_DO THIS_:
Transcribe the listing that follows in full, omitting pictures.
===
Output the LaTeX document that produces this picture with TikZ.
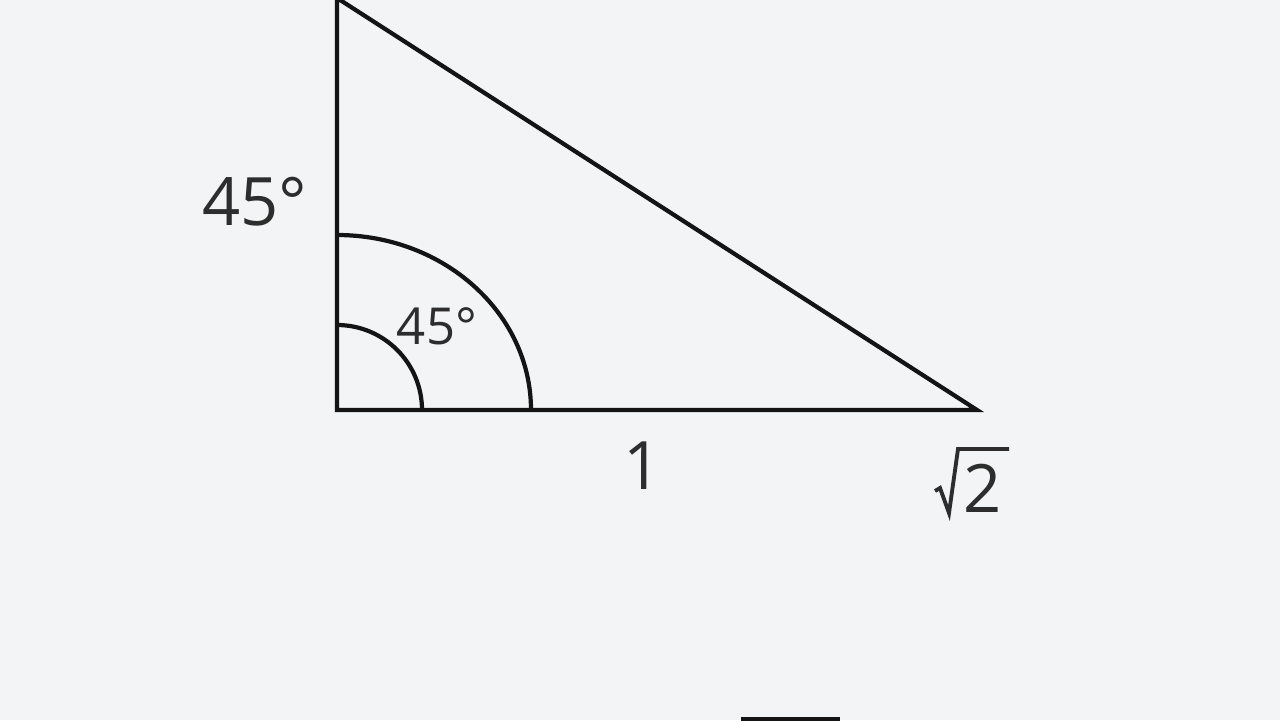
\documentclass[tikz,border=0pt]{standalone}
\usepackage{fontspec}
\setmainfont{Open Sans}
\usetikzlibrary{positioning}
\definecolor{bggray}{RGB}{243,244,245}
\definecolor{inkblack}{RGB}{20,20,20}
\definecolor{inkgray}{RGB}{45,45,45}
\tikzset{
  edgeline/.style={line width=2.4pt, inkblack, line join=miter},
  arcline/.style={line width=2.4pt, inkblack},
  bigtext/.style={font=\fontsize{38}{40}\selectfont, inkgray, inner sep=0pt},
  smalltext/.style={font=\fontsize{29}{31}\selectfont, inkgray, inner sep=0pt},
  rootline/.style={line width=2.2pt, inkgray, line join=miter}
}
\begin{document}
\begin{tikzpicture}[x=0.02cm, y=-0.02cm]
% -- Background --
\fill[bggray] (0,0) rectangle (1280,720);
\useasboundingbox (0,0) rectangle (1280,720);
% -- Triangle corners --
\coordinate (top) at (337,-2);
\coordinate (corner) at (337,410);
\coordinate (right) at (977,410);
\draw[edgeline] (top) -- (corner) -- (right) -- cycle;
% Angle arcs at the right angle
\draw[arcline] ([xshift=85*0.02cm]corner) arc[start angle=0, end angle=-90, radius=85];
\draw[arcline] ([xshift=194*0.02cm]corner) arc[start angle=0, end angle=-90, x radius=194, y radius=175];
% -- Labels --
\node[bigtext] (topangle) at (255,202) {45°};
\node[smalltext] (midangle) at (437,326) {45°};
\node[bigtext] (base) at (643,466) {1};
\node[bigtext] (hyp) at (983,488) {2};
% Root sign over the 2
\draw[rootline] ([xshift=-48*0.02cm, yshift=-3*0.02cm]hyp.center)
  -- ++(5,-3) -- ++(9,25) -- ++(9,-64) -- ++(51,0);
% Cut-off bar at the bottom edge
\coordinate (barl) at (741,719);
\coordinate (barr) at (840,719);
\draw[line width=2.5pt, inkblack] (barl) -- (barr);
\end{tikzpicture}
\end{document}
===
_SOLUTION TO THE PROBLEM_:
Output the LaTeX document that produces this picture with TikZ.
\documentclass[tikz,border=0pt]{standalone}
\usepackage{fontspec}
\setmainfont{Open Sans}
\usetikzlibrary{positioning}
\definecolor{bggray}{RGB}{243,244,245}
\definecolor{inkblack}{RGB}{20,20,20}
\definecolor{inkgray}{RGB}{45,45,45}
\tikzset{
  edgeline/.style={line width=2.4pt, inkblack, line join=miter},
  arcline/.style={line width=2.4pt, inkblack},
  bigtext/.style={font=\fontsize{38}{40}\selectfont, inkgray, inner sep=0pt},
  smalltext/.style={font=\fontsize{29}{31}\selectfont, inkgray, inner sep=0pt},
  rootline/.style={line width=2.2pt, inkgray, line join=miter}
}
\begin{document}
\begin{tikzpicture}[x=0.02cm, y=-0.02cm]
% -- Background --
\fill[bggray] (0,0) rectangle (1280,720);
\useasboundingbox (0,0) rectangle (1280,720);
% -- Triangle corners --
\coordinate (top) at (337,-2);
\coordinate (corner) at (337,410);
\coordinate (right) at (977,410);
\draw[edgeline] (top) -- (corner) -- (right) -- cycle;
% Angle arcs at the right angle
\draw[arcline] ([xshift=85*0.02cm]corner) arc[start angle=0, end angle=-90, radius=85];
\draw[arcline] ([xshift=194*0.02cm]corner) arc[start angle=0, end angle=-90, x radius=194, y radius=175];
% -- Labels --
\node[bigtext] (topangle) at (255,202) {45°};
\node[smalltext] (midangle) at (437,326) {45°};
\node[bigtext] (base) at (643,466) {1};
\node[bigtext] (hyp) at (983,488) {2};
% Root sign over the 2
\draw[rootline] ([xshift=-48*0.02cm, yshift=-3*0.02cm]hyp.center)
  -- ++(5,-3) -- ++(9,25) -- ++(9,-64) -- ++(51,0);
% Cut-off bar at the bottom edge
\coordinate (barl) at (741,719);
\coordinate (barr) at (840,719);
\draw[line width=2.5pt, inkblack] (barl) -- (barr);
\end{tikzpicture}
\end{document}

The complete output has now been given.